Statute of Limitations
The court further examined whether Wafra's claims against KPMG were barred by the statute of limitations. Under Illinois law, actions against accountants must be initiated within two years from the date the plaintiff knew or should have known about the alleged wrongdoing. KPMG argued that Wafra should have discovered its claims by May 1999, which would render the 2001 filing untimely. However, the court had previously ruled that there were unresolved factual issues regarding Wafra's knowledge of its injuries related to federal securities fraud claims, which could similarly apply to the Illinois claims. The court determined that these questions of fact precluded a definitive ruling on the statute of limitations at the motion to dismiss stage.
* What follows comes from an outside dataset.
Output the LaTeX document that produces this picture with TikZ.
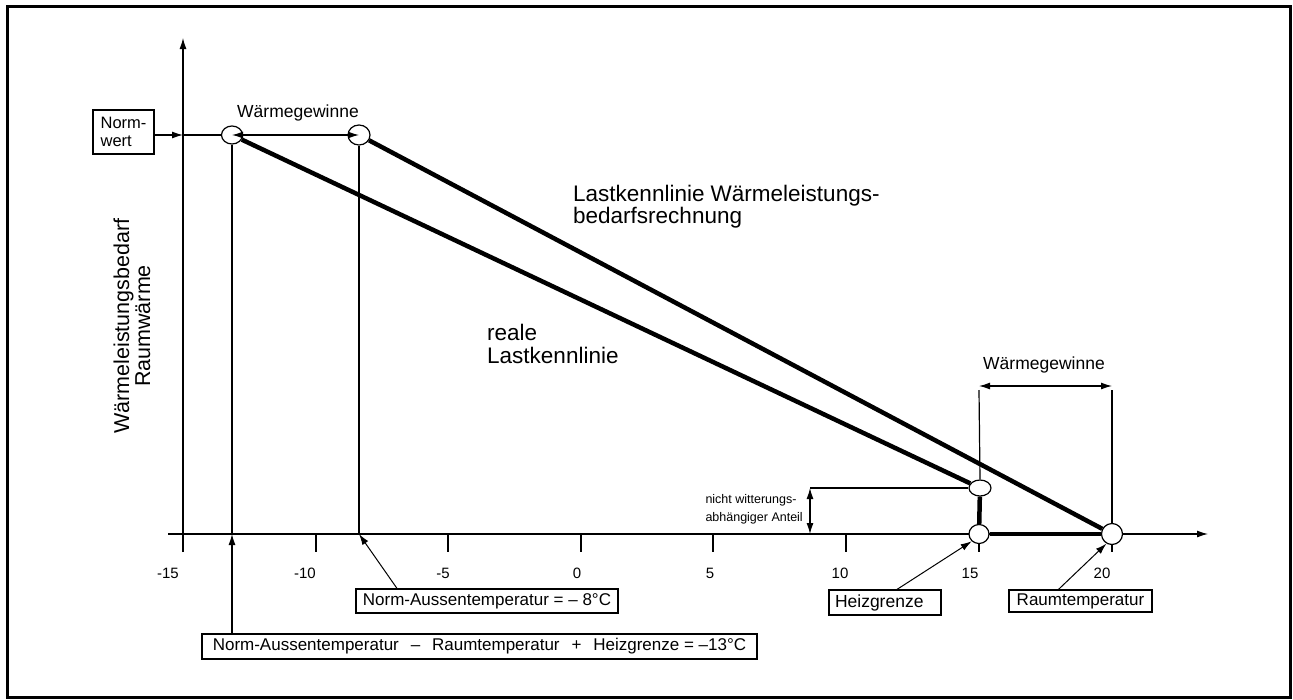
\documentclass[tikz,border=0pt]{standalone}
\usepackage{fontspec}
\setmainfont{Liberation Sans}
\usetikzlibrary{arrows.meta,shapes.geometric,calc}
\begin{document}
\begin{tikzpicture}[x=1pt,y=-1pt,
  thinl/.style={line width=1.2pt},
  ptr/.style={line width=1pt,-{Latex[length=11pt,width=7pt]}},
  arr/.style={line width=1.2pt,-{Latex[length=11pt,width=7pt]}},
  darr/.style={line width=1.2pt,{Latex[length=11pt,width=7pt]}-{Latex[length=11pt,width=7pt]}},
  thickl/.style={line width=4.5pt},
  circ/.style={ellipse,draw,fill=white,line width=1.2pt,inner sep=0pt},
  lbox/.style={draw,line width=1.2pt,inner sep=0pt,font={\fontsize{17}{20}\selectfont}},
  ticklab/.style={font={\fontsize{15}{18}\selectfont}},
  biglab/.style={font={\fontsize{22.5}{22}\selectfont},align=left,inner sep=0pt,anchor=north west},
  smlab/.style={font={\fontsize{17.5}{18}\selectfont}}
]
\useasboundingbox (0,0) rectangle (1293,699);
\draw[line width=3pt] (7,6) rectangle (1290,697);

% axes
\coordinate (ybot) at (183,552);
\coordinate (ytop) at (183,38);
\coordinate (xstart) at (168,534);
\coordinate (xend) at (1208,534);
\draw[arr] (ybot) -- (ytop);
\draw[arr] (xstart) -- (xend);
\foreach \x in {316,448,581,713,846,979,1112}
  \draw[thinl] (\x,534) -- (\x,552);
\foreach \x/\t in {168/-15,305/-10,443/-5,577/0,710/5,840/10,970/15,1102/20}
  \node[ticklab] at (\x,573) {\t};

% y-axis label
\node[rotate=90,align=center,font={\fontsize{21.5}{21}\selectfont}] (ylab) at (132,326)
  {Wärmeleistungsbedarf\\Raumwärme};

% circles
\node[circ,minimum width=21pt,minimum height=18pt] (c1) at (232,135) {};
\node[circ,minimum width=22pt,minimum height=20pt] (c2) at (359,135) {};
\node[circ,minimum width=22pt,minimum height=16pt] (c15u) at (980,488) {};
\node[circ,minimum width=20pt,minimum height=19pt] (c15) at (979,534) {};
\node[circ,minimum width=21pt,minimum height=21pt] (c20) at (1112,534) {};

\coordinate (p13) at (232,534);
\coordinate (p8) at (359,534);
\coordinate (yn) at (183,135);

% Normwert
\node[draw,line width=1.2pt,minimum width=61pt,minimum height=44pt,inner sep=0pt,
  align=left,font={\fontsize{16.5}{18}\selectfont}] (nw) at (123.5,132) {Norm-\\wert};
\draw[arr] (nw.east |- yn) -- (yn);
\draw[thinl] (yn) -- (c1);

% vertical guides
\draw[thinl] (c1.south) -- (p13);
\draw[thinl] (c2.south) -- (p8);
\coordinate (wgL) at (979,386);
\coordinate (wgR) at (1112,386);
\draw[thinl] ([yshift=-4pt]wgL) -- (c15u.north);
\draw[thinl] ([yshift=-4pt]wgR) -- (c20.north);
\draw[darr] (wgL) -- (wgR);
\node[smlab] (wgtxt2) at (1044,365) {Wärmegewinne};

% load lines
\draw[thickl] (c1) -- (c15u);
\draw[thickl] (c2) -- (c20);
\draw[thickl] (c15u) -- (c15);
\draw[thickl] (c15) -- (c20);

% upper Wärmegewinne arrow
\draw[darr] (c1.center) -- (c2.center);
\node[smlab] (wgtxt1) at (298,113) {Wärmegewinne};

% nicht witterungsabhaengig
\coordinate (nwT) at (810,488);
\coordinate (nwB) at (810,534);
\draw[thinl] (nwT) -- (c15u.west);
\draw[darr] (nwT) -- (nwB);
\node[align=left,anchor=east,inner sep=0pt,font={\fontsize{12.5}{18}\selectfont}] (nwtxt) at (803,509)
  {nicht witterungs-\\abhängiger Anteil};

% big labels
\node[biglab] (lk1) at (573,185) {Lastkennlinie Wärmeleistungs-\\bedarfsrechnung};
\node[biglab,font={\fontsize{22.5}{23}\selectfont}] (lk2) at (487,324) {reale\\Lastkennlinie};

% boxes
\node[lbox,minimum width=262pt,minimum height=24pt] (na8) at (487,601)
  {Norm-Aussentemperatur = – 8°C};
\node[lbox,minimum width=555pt,minimum height=25pt] (na13) at (479.5,646.5)
  {Norm-Aussentemperatur\hspace{0.7em}–\hspace{0.7em}Raumtemperatur\hspace{0.7em}+\hspace{0.7em}Heizgrenze = –13°C};
\node[lbox,minimum height=25pt,text width=100pt,align=left,inner xsep=6pt,font={\fontsize{17.5}{20}\selectfont}] (hg) at (885,602.5)
  {Heizgrenze};
\node[lbox,minimum width=143pt,minimum height=22pt] (rt) at (1080.5,601)
  {Raumtemperatur};

\draw[ptr] ([xshift=-90pt]na8.north) -- (p8);
\draw[arr] (na13.north -| p13) -- (p13);
\draw[ptr] ([xshift=12pt]hg.north) -- (c15.225);
\draw[ptr] ([xshift=-22pt]rt.north) -- (c20.240);
\end{tikzpicture}
\end{document}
Consequently, it concluded that Wafra could proceed with its claims against KPMG, as the determination of when Wafra discovered its injuries was not suitable for resolution without further factual development.
Loss Causation
The court addressed the issue of loss causation, which requires a plaintiff to demonstrate that their loss would not have occurred had the defendant provided truthful information. The defendants contended that Wafra's injuries stemmed solely from a breach of contract and that the misrepresentations regarding Prime's financial condition did not directly cause Wafra's losses. The court, however, rejected this narrow interpretation of Wafra's claims, recognizing that the alleged fraud included not only financial misrepresentations but also the concealment of a broader fraudulent scheme that affected the transaction. The court held that Wafra's complaint sufficiently alleged that the fraudulent conduct significantly contributed to its injuries, thereby establishing a link between the defendants' deceptive practices and the harm suffered by Wafra. As such, the court found that Wafra adequately pled loss causation, allowing its claims to proceed beyond the motion to dismiss stage.